Since $-7/6$ is about $-1.167$, and $5/2$ is $2.5$:
The range for the first part is ($x > -7/6$).
The range for the second part is (between $-3$ and $5/2$).
The numbers that are in *both* ranges are the numbers greater than $-7/6$ AND less than $5/2$.
So, the final solution is:
$$-\frac{7}{6} < x < \frac{5}{2}$$

Alternative answer

Answer: $-7/6 < x < 5/2$ Explain
This is a question about solving inequalities with absolute values. The solving step is:

First, when we see an inequality like `|something| < 2`, it means that 'something' has to be between -2 and 2. So, we can rewrite our problem:
` -2 < (4x + 1) / (x + 3) < 2 `

This is like two problems in one!

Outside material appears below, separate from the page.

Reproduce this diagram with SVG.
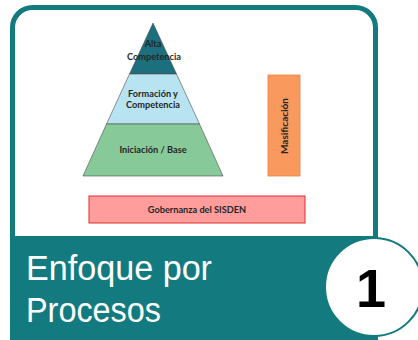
<svg xmlns="http://www.w3.org/2000/svg" width="418" height="340" viewBox="0 0 418 340">
<style>
.lbl{font-family:Lato,"Liberation Sans",sans-serif;font-weight:bold;font-size:9.2px;fill:#262626;text-anchor:middle}
.title{font-family:"Liberation Sans",Arial,sans-serif;font-size:35px;fill:#ffffff}
.pyr{stroke:#4a4a4a;stroke-width:0.6}
</style>
<rect width="418" height="340" fill="#ffffff"/>
<g id="frame">
<path d="M12.5,240 V27.5 A20,20 0 0 1 32.5,7.5 H355.5 A20,20 0 0 1 375.5,27.5 V240" fill="#ffffff" stroke="#137b80" stroke-width="5"/>
<rect x="10" y="236" width="368" height="104" fill="#137b80"/>
</g>
<g id="pyramid">
<polygon class="pyr" points="153,23 176.5,74 129.5,74" fill="#1c6f7d"/>
<polygon class="pyr" points="129.5,74 176.5,74 199.5,124 106.5,124" fill="#b8e3f1"/>
<polygon class="pyr" points="106.5,124 199.5,124 223,176 83,176" fill="#88c99a"/>
<text class="lbl" x="153" y="47">Alta</text>
<text class="lbl" x="154" y="60">Competencia</text>
<text class="lbl" x="153" y="97">Formación y</text>
<text class="lbl" x="153" y="108">Competencia</text>
<text class="lbl" x="153" y="153">Iniciación / Base</text>
</g>
<g id="masificacion">
<rect x="268" y="75" width="32" height="101" fill="#f9995e" stroke="#e9803f" stroke-width="0.8"/>
<text class="lbl" style="font-size:10px" transform="translate(287.5,126) rotate(-90)">Masificación</text>
</g>
<g id="gobernanza">
<rect x="89" y="196" width="216" height="27" fill="#ff9d9d" stroke="#e02c2c" stroke-width="1"/>
<text class="lbl" x="197" y="213">Gobernanza del SISDEN</text>
</g>
<g id="title">
<text class="title" x="26" y="280" textLength="186" lengthAdjust="spacingAndGlyphs">Enfoque por</text>
<text class="title" x="26" y="322" textLength="135" lengthAdjust="spacingAndGlyphs">Procesos</text>
</g>
<g id="badge">
<circle cx="374" cy="287" r="49" fill="#ffffff" stroke="#137b80" stroke-width="2"/>
<text x="371" y="307" font-family="'Liberation Sans',Arial,sans-serif" font-weight="bold" font-size="54" fill="#000000" text-anchor="middle">1</text>
</g>
<g id="connectors"/>
</svg>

Let's split it into two simpler inequalities:
Problem 1: ` (4x + 1) / (x + 3) < 2 `
Problem 2: ` (4x + 1) / (x + 3) > -2 `

**Let's solve Problem 1 first: ` (4x + 1) / (x + 3) < 2 `**
1. We want to get zero on one side, so let's subtract 2 from both sides:
` (4x + 1) / (x + 3) - 2 < 0 `
2. To combine these, we need a common denominator. We can write 2 as `2(x + 3) / (x + 3)`:
` (4x + 1 - 2(x + 3)) / (x + 3) < 0 `
3. Now, let's simplify the top part:
` (4x + 1 - 2x - 6) / (x + 3) < 0 `
` (2x - 5) / (x + 3) < 0 `
4. To figure out when this fraction is negative, we look at where the top and bottom parts become zero. These are called "critical points".
The top is zero when `2x - 5 = 0`, so `2x = 5`, which means `x = 5/2` (or 2.5).
The bottom is zero when `x + 3 = 0`, so `x = -3`. (Remember, `x` can't be -3 because we can't divide by zero!)
5. Now we can test numbers in the sections around our critical points (-3 and 2.5) on a number line.
- If `x < -3` (like `x = -4`): `(2(-4) - 5) / (-4 + 3) = (-13) / (-1) = 13`. This is positive, not less than 0.
- If `-3 < x < 2.5` (like `x = 0`): `(2(0) - 5) / (0 + 3) = (-5) / (3) = -5/3`. This is negative, so it *is* less than 0!
- If `x > 2.5` (like `x = 3`): `(2(3) - 5) / (3 + 3) = (1) / (6) = 1/6`. This is positive, not less than 0.
So, the solution for Problem 1 is ` -3 < x < 5/2 `.

**Now let's solve Problem 2: ` (4x + 1) / (x + 3) > -2 `**
1. Again, let's get zero on one side, so add 2 to both sides:
` (4x + 1) / (x + 3) + 2 > 0 `
2. Use a common denominator, `2(x + 3) / (x + 3)`:
` (4x + 1 + 2(x + 3)) / (x + 3) > 0 `
3. Simplify the top part:
` (4x + 1 + 2x + 6) / (x + 3) > 0 `
` (6x + 7) / (x + 3) > 0 `
4. Find the critical points:
The top is zero when `6x + 7 = 0`, so `6x = -7`, which means `x = -7/6`.
The bottom is zero when `x + 3 = 0`, so `x = -3`. (Again, `x` can't be -3!)
5. Test numbers in the sections around our new critical points (-3 and -7/6, which is about -1.16).
- If `x < -3` (like `x = -4`): `(6(-4) + 7) / (-4 + 3) = (-17) / (-1) = 17`. This is positive, so it *is* greater than 0!
- If `-3 < x < -7/6` (like `x = -2`): `(6(-2) + 7) / (-2 + 3) = (-5) / (1) = -5`. This is negative, not greater than 0.
- If `x > -7/6` (like `x = 0`): `(6(0) + 7) / (0 + 3) = (7) / (3) = 7/3`. This is positive, so it *is* greater than 0!
So, the solution for Problem 2 is ` x < -3 ` or ` x > -7/6 `.

**Finally, we need to find the numbers that fit *both* solutions!**
Solution 1: ` -3 < x < 5/2 ` (This is all numbers between -3 and 2.5)
Solution 2: ` x < -3 ` or ` x > -7/6 ` (This is all numbers smaller than -3, or all numbers bigger than -7/6)

Let's look at a number line to see where they overlap:
Think of a line:
... -4 -3 -2 -1.16 (which is -7/6) 0 1 2 2.5 (which is 5/2) 3 ...

Solution 1 covers the numbers *between* -3 and 2.5.
Solution 2 covers numbers *before* -3 AND numbers *after* -7/6.

The only place where both ranges are true at the same time is ` -7/6 < x < 5/2 `.
The `x < -3` part of Solution 2 doesn't overlap with Solution 1.
The `x > -7/6` part of Solution 2 overlaps with Solution 1 from -7/6 all the way up to 5/2.